Aussi, les six anciens patrons du contre-espionnage israélien insistent-ils sur l’impérieuse nécessité de privilégier le dialogue aux opérations armées. "On doit discuter avec tout le monde, c'est un principe de base dans notre métier", prône l’un d’eux. "Quand vous quittez le Shin Bet, vous devenez un peu gauchiste…", confesse même un autre.

Car ce qui frappe le plus, c’est le sentiment d’abandon auquel les intervenants disent avoir été confrontés. Tous déplorent en effet le manque de stratégie et de cohérence de dirigeants politiques davantage obsédés par les élections que par la résolution du conflit israélo-palestinien. Principal cible des critiques : Benjamin Netanyaou, actuel chef du gouvernement, régulièrement égratigné pour son peu d’empressement à réenclencher le processus de paix.

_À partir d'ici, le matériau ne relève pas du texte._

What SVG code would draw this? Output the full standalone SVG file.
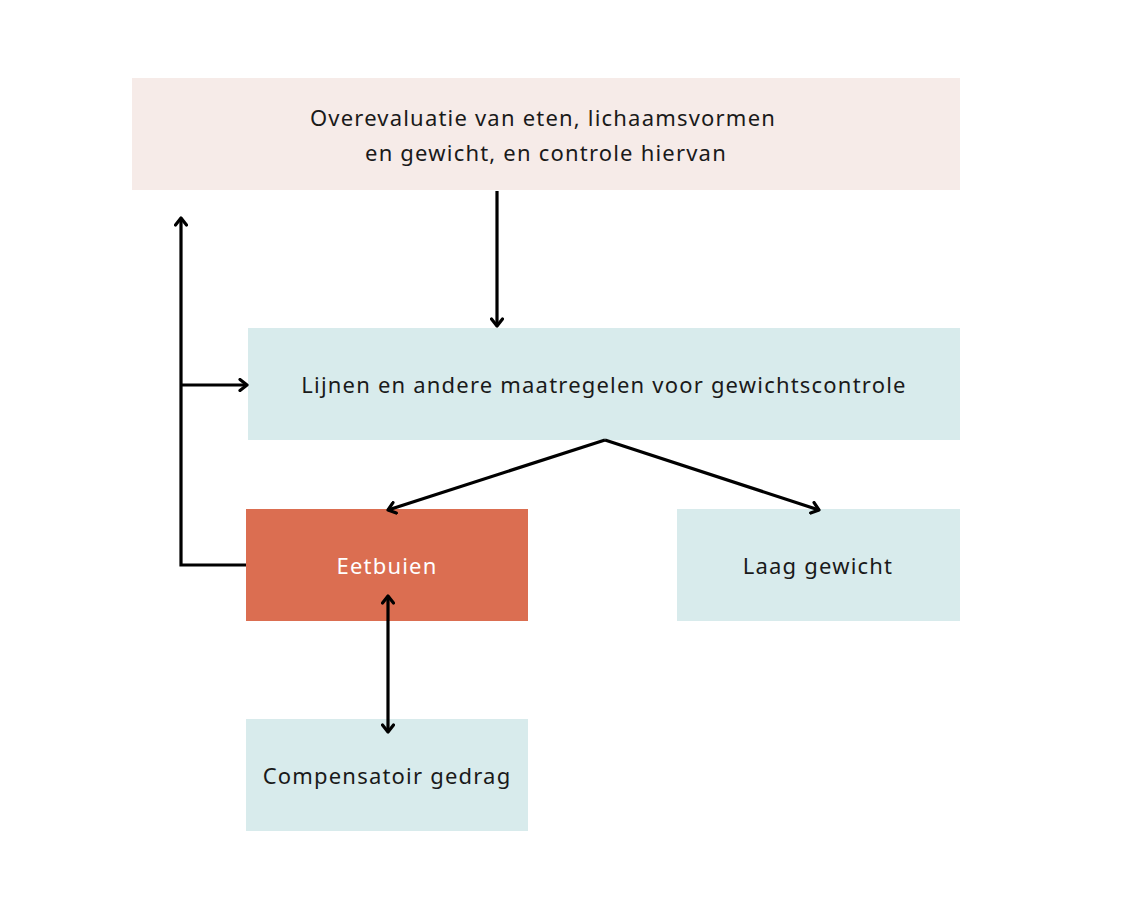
<svg xmlns="http://www.w3.org/2000/svg" width="1142" height="906" viewBox="0 0 1142 906">
<style>
.lbl{font-family:"Noto Sans","Open Sans",sans-serif;font-size:22px;letter-spacing:1.2px;fill:#1a1a1a;text-anchor:middle;dominant-baseline:central}
.w{fill:#ffffff}
.c{fill:none;stroke:#000;stroke-width:3.2}
.blue{fill:#d8ebec}
</style>
<defs>
<marker id="ah" viewBox="0 0 12 14" refX="10" refY="7" markerWidth="12" markerHeight="14" markerUnits="userSpaceOnUse" orient="auto-start-reverse">
<path d="M3,1.5 L10,7 L3,12.5" fill="none" stroke="#000" stroke-width="3.2" stroke-linecap="round" stroke-linejoin="round"/>
</marker>
</defs>
<rect width="1142" height="906" fill="#ffffff"/>
<g id="node-overevaluatie">
<rect x="132" y="78" width="828" height="112" fill="#f6ebe8"/>
<text class="lbl" x="543" y="117">Overevaluatie van eten, lichaamsvormen</text>
<text class="lbl" x="546" y="152">en gewicht, en controle hiervan</text>
</g>
<g id="node-lijnen">
<rect class="blue" x="248" y="328" width="712" height="112"/>
<text class="lbl" x="604" y="384">Lijnen en andere maatregelen voor gewichtscontrole</text>
</g>
<g id="node-eetbuien">
<rect x="246" y="509" width="282" height="112" fill="#db6e51"/>
<text class="lbl w" x="387" y="565">Eetbuien</text>
</g>
<g id="node-laag">
<rect class="blue" x="677" y="509" width="283" height="112"/>
<text class="lbl" x="818" y="565">Laag gewicht</text>
</g>
<g id="node-compensatoir">
<rect class="blue" x="246" y="719" width="282" height="112"/>
<text class="lbl" x="387" y="775">Compensatoir gedrag</text>
</g>
<g id="connectors">
<line class="c" x1="497" y1="191" x2="497" y2="326" marker-end="url(#ah)"/>
<polyline class="c" points="246,565 181,565 181,218" marker-end="url(#ah)"/>
<line class="c" x1="181" y1="385" x2="247" y2="385" marker-end="url(#ah)"/>
<line class="c" x1="605" y1="440" x2="388" y2="510" marker-end="url(#ah)"/>
<line class="c" x1="605" y1="440" x2="819" y2="510" marker-end="url(#ah)"/>
<line class="c" x1="388" y1="596" x2="388" y2="732" marker-start="url(#ah)" marker-end="url(#ah)"/>
</g>
</svg>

Sorti en Israël alors en pleine campagne pour les législatives de janvier, le film de Dror Moreh a d’ailleurs fait salle comble. Mais n’a suscité aucun débat au sein de la classe politique. Une distinction lors de la cérémonie des Oscars, où il est également nommé dans la catégorie du meilleur documentaire, offrira peut-être l’occasion de se pencher sur la question…


* Sortie en salles ce mercredi 20 février.

** "Israel Confidential" ne fera pas l’objet d’une sortie en salles mais sera diffusé le 5 mars sur la chaîne de télévision Arte.